A spokesperson for WeWork declined to comment in response to a question about employee’s concerns about their layoff packages in comparison to Neumann’s and pointed to an earlier email sent by Claure promising soon-to-be terminated workers they would leave with “respect and dignity,” compensated in a way that reflects the “appreciation for their commitment to WeWork.”
According to a former Meetup employee, HR repeatedly told laid-off workers that the severance offer rank-and-file employees were given was “generous.” Under New York State WARN act labor regulations, employees are promised 90 days of paid notice or leave if they are laid off en masse. The Meetup severance agreement is thus one month better — though in exchange for what some employees view as onerous terms, such as adhering to an NDA, waiving their right to sue in court, and, per an earlier employment agreement, not working for any of WeWork’s competitors in its various business lines. (Neumann is also operating under a noncompete agreement, per Claure’s statements at an all-hands staff meeting.)
“It’s kind of insulting they’re describing this as generous,” said the anonymous former Meetup employee about the terms of the layoff packages. The employee said that they were told not to discuss the terms of the deal and that WeWork is “monitoring” staff and would take “aggressive action” if anyone disclosed details.
The former employee said that terminated employees were given until November 19 to sign the severance agreement — or walk away with nothing. Finding a new job could prove difficult because of the preexisting non-compete agreement, they said.
“In terms of the non-compete, what does that even mean? So we can’t work at a school, a co-living facility, a gym, a tech company? There are so many things,” they said.

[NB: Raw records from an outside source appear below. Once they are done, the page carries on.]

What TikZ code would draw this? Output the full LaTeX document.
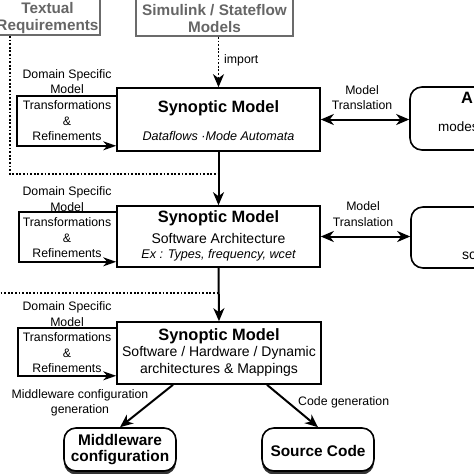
\documentclass[tikz,border=0pt]{standalone}
\usepackage{fontspec}
\setmainfont{Liberation Sans}
\usetikzlibrary{arrows.meta,shadows}
\begin{document}
\begin{tikzpicture}[x=1pt,y=-1pt,
  box/.style={draw=black, line width=1.6pt, rectangle, inner sep=0pt, fill=white},
  gbox/.style={draw=black!58, line width=1.8pt, rectangle, inner sep=0pt, fill=white},
  rbox/.style={draw=black, line width=1.6pt, rectangle, rounded corners=12pt, inner sep=0pt, fill=white},
  sbox/.style={rbox, drop shadow={shadow xshift=0pt, shadow yshift=-3.5pt, fill=black!80, opacity=1}},
  tip/.style={-{Stealth[length=13pt,width=11pt,inset=4pt]}},
  conn/.style={line width=2pt, tip},
  dconn/.style={line width=2pt, {Stealth[length=13pt,width=11pt,inset=4pt]}-{Stealth[length=13pt,width=11pt,inset=4pt]}},
  loopl/.style={line width=1.8pt, -{Stealth[length=13pt,width=9pt,inset=4pt]}},
  dots/.style={line width=1.8pt, dash pattern=on 1.8pt off 1.8pt},
  small/.style={font=\fontsize{12.3}{15.5}\selectfont, align=center, inner sep=0pt},
  title/.style={font=\fontsize{16.4}{18}\selectfont\bfseries, inner sep=0pt},
  mid/.style={font=\fontsize{14}{17}\selectfont, inner sep=0pt},
  ital/.style={font=\fontsize{12.6}{15}\selectfont\itshape, inner sep=0pt},
  gtext/.style={font=\fontsize{15.3}{17}\selectfont\bfseries, text=black!60, align=center, inner sep=0pt},
  btext/.style={font=\fontsize{15.4}{16.5}\selectfont\bfseries, align=center, inner sep=0pt}
]
\useasboundingbox (0,0) rectangle (474,474);
\clip (0,0) rectangle (474,474);

% top sources
\node[gbox, minimum width=105pt, minimum height=40pt] (treq) at (47.5,15) {};
\node[gtext] (treqt) at (47.5,18) {Textual\\Requirements};
\node[gbox, minimum width=157pt, minimum height=41pt] (sim) at (214.5,15.5) {};
\node[gtext] (simt) at (214.5,18.5) {Simulink / Stateflow\\Models};

% main boxes
\node[box, minimum width=203pt, minimum height=63pt] (b1) at (218.5,119.5) {};
\node[title] (b1t) at (218.5,108) {Synoptic Model};
\node[ital] (b1s) at (218.5,136) {Dataflows ·Mode Automata};

\node[box, minimum width=203pt, minimum height=61pt] (b2) at (218.5,236.5) {};
\node[title] (b2t) at (218.5,218) {Synoptic Model};
\node[mid] (b2s) at (218.5,238) {Software Architecture};
\node[ital] (b2e) at (218.5,255) {Ex : Types, frequency, wcet};

\node[box, minimum width=204pt, minimum height=62pt] (b3) at (219,353) {};
\node[title] (b3t) at (219,336) {Synoptic Model};
\node[mid, align=center, font=\fontsize{14}{17.5}\selectfont] (b3s) at (219,361.5) {Software / Hardware / Dynamic\\architectures \& Mappings};

% right boxes
\node[rbox, minimum width=150pt, minimum height=63pt] (r1) at (485,118.5) {};
\node[title, anchor=west] (r1t) at (461,98) {A};
\node[mid, anchor=west, font=\fontsize{13.5}{16}\selectfont] (r1s) at (438,127) {modes};
\node[rbox, minimum width=150pt, minimum height=61pt] (r2) at (486,237.5) {};
\node[mid, anchor=west] (r2s) at (462,256) {sc};

% bottom boxes
\node[sbox, minimum width=112pt, minimum height=43pt] (mw) at (120,449.5) {};
\node[btext] (mwt) at (120,449.5) {Middleware\\configuration};
\node[sbox, minimum width=112pt, minimum height=43pt] (sc) at (318,449.5) {};
\node[btext] (sct) at (318,451) {Source Code};

% import
\draw[dots, tip] (sim.south -| b1.north) -- (b1.north);
\node[small, anchor=west] (imp) at (224,60) {import};

% dotted feedback lines
\coordinate (j1) at (218.5,174);
\draw[dots] ([xshift=-37.5pt]treq.south) |- (j1);
\coordinate (j0) at (-3,293);
\coordinate (j2) at (218.5,293);
\draw[dots] (j0) -- (j2);

% vertical flow
\draw[conn] (b1.south) -- (b2.north);
\draw[conn] (b2.south) -- (b3.north);

% loops
\draw[loopl] ([yshift=-9pt]b1.north west) -- ++(-99,0) |- ([yshift=6pt]b1.south west);
\node[small] (l1) at (67,121) {Transformations\\\&\\Refinements};
\node[small] (d1) at (67,81.5) {Domain Specific\\Model};

\draw[loopl] ([yshift=-7pt]b2.north west) -- ++(-97,0) |- ([yshift=6pt]b2.south west);
\node[small] (l2) at (67,238) {Transformations\\\&\\Refinements};
\node[small] (d2) at (67,199) {Domain Specific\\Model};

\draw[loopl] ([yshift=-7pt]b3.north west) -- ++(-98,0) |- ([yshift=9pt]b3.south west);
\node[small] (l3) at (67,353) {Transformations\\\&\\Refinements};
\node[small] (d3) at (67,314) {Domain Specific\\Model};

% model translation
\draw[dconn] (b1.east) -- (b1.east -| r1.west);
\node[small] (mt1) at (362,97.5) {Model\\Translation};
\draw[dconn] (b2.east) -- (b2.east -| r2.west);
\node[small] (mt2) at (363,214) {Model\\Translation};

% generation
\draw[conn] ([xshift=-46pt]b3.south) -- (mw.north);
\node[small] (mwl) at (80,403) {Middleware configuration\\generation};
\draw[conn] ([xshift=48pt]b3.south) -- (sc.north);
\node[small, anchor=west] (cgl) at (298,402) {Code generation};
\end{tikzpicture}
\end{document}
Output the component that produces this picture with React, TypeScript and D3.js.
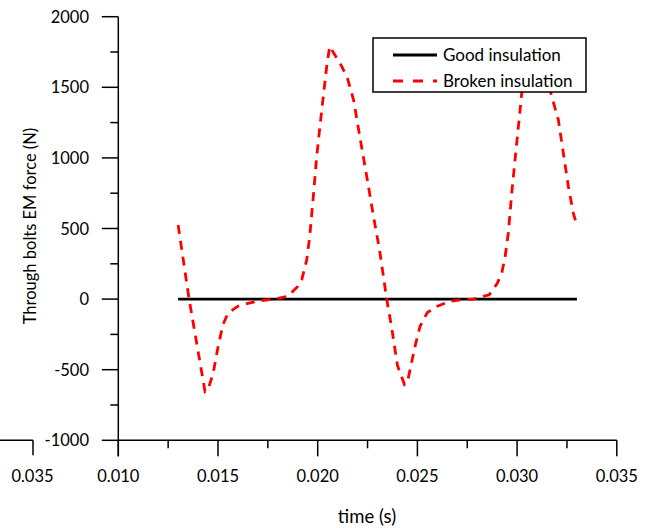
import React from "react";
import * as d3 from "d3";

const brokenTime = [
  0.0130, 0.01355, 0.01435, 0.0145, 0.01475, 0.0150, 0.01525, 0.0155, 0.0160, 0.0165, 0.0170, 0.0175,
  0.0180, 0.0185, 0.0190, 0.0192, 0.01945, 0.0196, 0.01978, 0.01995, 0.02011, 0.02028, 0.02045, 0.0206,
  0.0209, 0.0212, 0.0215, 0.0218, 0.0221, 0.02246, 0.0228, 0.0231, 0.02346, 0.0237, 0.0240, 0.02435,
  0.0245, 0.02463, 0.02488, 0.02513, 0.0255, 0.0260, 0.0266, 0.0272, 0.0278, 0.0286, 0.0290, 0.02923,
  0.0294, 0.02956, 0.02973, 0.02998, 0.03015, 0.0303, 0.0305, 0.0308, 0.0312, 0.0315, 0.03181, 0.03207,
  0.03232, 0.03257, 0.03282, 0.0330,
];
const brokenForce = [
  525, 0, -655, -640, -530, -340, -180, -100, -50, -30, -15, -5,
  5, 20, 90, 137, 278, 443, 726, 1009, 1221, 1434, 1646, 1790,
  1720, 1650, 1560, 1410, 1160, 868, 585, 350, 0, -194, -470, -605,
  -590, -500, -335, -194, -95, -50, -17, -5, 0, 30, 110, 184,
  302, 467, 750, 1104, 1340, 1560, 1760, 1780, 1680, 1560, 1398, 1269,
  1033, 797, 609, 519,
];
const goodTime = [0.013, 0.033];
const goodForce = [0, 0];

const xTicks = [0.010, 0.015, 0.020, 0.025, 0.030, 0.035];
const xMinorTicks = [0.0125, 0.0175, 0.0225, 0.0275, 0.0325];
const yTicks = [-1000, -500, 0, 500, 1000, 1500, 2000];
const yMinorTicks = [-750, -250, 250, 750, 1250, 1750];

const seriesNames = ["Good insulation", "Broken insulation"];
const FONT = "Lato, 'Open Sans', sans-serif";

export default function App() {
  const x = d3.scaleLinear().domain([0.010, 0.035]).range([118.3, 616.8]);
  const y = d3.scaleLinear().domain([-1000, 2000]).range([440.3, 16.7]);
  const x0 = x(0.010);
  const yb = y(-1000);

  const line = d3
    .line<[number, number]>()
    .x((d) => x(d[0]))
    .y((d) => y(d[1]));
  const brokenPts = brokenTime.map((t, i) => [t, brokenForce[i]] as [number, number]);
  const goodPts = goodTime.map((t, i) => [t, goodForce[i]] as [number, number]);

  return (
    <svg
      width={646}
      height={528}
      style={{ position: "absolute", left: 0, top: 0, background: "#fff" }}
      fontFamily={FONT}
    >
      {/* stray left axis fragment */}
      <line x1={0} x2={33} y1={yb} y2={yb} stroke="#000" strokeWidth={1.5} />
      <line x1={33} x2={33} y1={yb} y2={yb + 15} stroke="#000" strokeWidth={1.5} />
      <text x={32.5} y={482} fontSize={16.5} textAnchor="middle" fill="#000">0.035</text>

      {/* axes */}
      <line x1={x0} x2={x0} y1={y(2000)} y2={yb + 16} stroke="#000" strokeWidth={1.5} />
      <line x1={x0} x2={x(0.035)} y1={yb} y2={yb} stroke="#000" strokeWidth={1.5} />
      {yTicks.map((v) => (
        <g key={"yt" + v}>
          <line x1={x0 - 16.5} x2={x0} y1={y(v)} y2={y(v)} stroke="#000" strokeWidth={1.5} />
          <text x={89} y={y(v) + 6} fontSize={16.5} textAnchor="end" fill="#000">{v}</text>
        </g>
      ))}
      {yMinorTicks.map((v) => (
        <line key={"ym" + v} x1={x0 - 8} x2={x0} y1={y(v)} y2={y(v)} stroke="#000" strokeWidth={1.5} />
      ))}
      {xTicks.map((v) => (
        <g key={"xt" + v}>
          <line x1={x(v)} x2={x(v)} y1={yb} y2={yb + 16} stroke="#000" strokeWidth={1.5} />
          <text x={x(v)} y={482} fontSize={16.5} textAnchor="middle" fill="#000">{v.toFixed(3)}</text>
        </g>
      ))}
      {xMinorTicks.map((v) => (
        <line key={"xm" + v} x1={x(v)} x2={x(v)} y1={yb} y2={yb + 8} stroke="#000" strokeWidth={1.5} />
      ))}

      <text x={367} y={523} fontSize={18.5} textAnchor="middle" fill="#000">time (s)</text>
      <text
        transform={`translate(36,226) rotate(-90)`}
        fontSize={16.5}
        textAnchor="middle"
        fill="#000"
      >
        Through bolts EM force (N)
      </text>

      {/* series */}
      <path d={line(goodPts) || ""} fill="none" stroke="#000" strokeWidth={2.8} />
      <path
        d={line(brokenPts) || ""}
        fill="none"
        stroke="#ff0000"
        strokeWidth={2.8}
        strokeDasharray="9,7"
      />

      {/* legend */}
      <rect x={373} y={38} width={213} height={54} fill="#fff" stroke="#000" strokeWidth={1.5} />
      <line x1={393} x2={437} y1={55} y2={55} stroke="#000" strokeWidth={2.8} />
      <line x1={393} x2={437} y1={81} y2={81} stroke="#ff0000" strokeWidth={2.8} strokeDasharray="10,10" />
      <text x={443} y={61} fontSize={17} fill="#000">{seriesNames[0]}</text>
      <text x={443} y={87} fontSize={17} fill="#000">{seriesNames[1]}</text>
    </svg>
  );
}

Although its core business is renting office space, WeWork has extended itself to several other completely different industries — from running an entrepreneurial children’s school called “WeGrow” (which it’s now shuttering) to investing $13 million in a wave pool company. And while its new leaders have said they’re “going back to basics” and focusing on offices, the company has also been quietly developing an electronics game arm, according to Bloomberg. So it’s understandable why employees are concerned about the broad range of companies that could be considered WeWork competitors.
Even prior to the news of impending layoffs, employees were already worried. Many of them joined the coworking giant when it was a shining star of the startup world, valued at $47 billion and poised to be one of the biggest IPOs of the year. Some banked on the fact that they would make thousands or even millions from their equity in WeWork — enough to buy a house or pay off student debt. Now, they’ll be happy if they receive anything for their equity in the company.
“The thing with WeWork is the fact that the CEO ran essentially a scam and is walking away very wealthy,” said Rebecca Givan, a professor of management and labor relations at Rutgers University. “And all these workers are getting screwed.”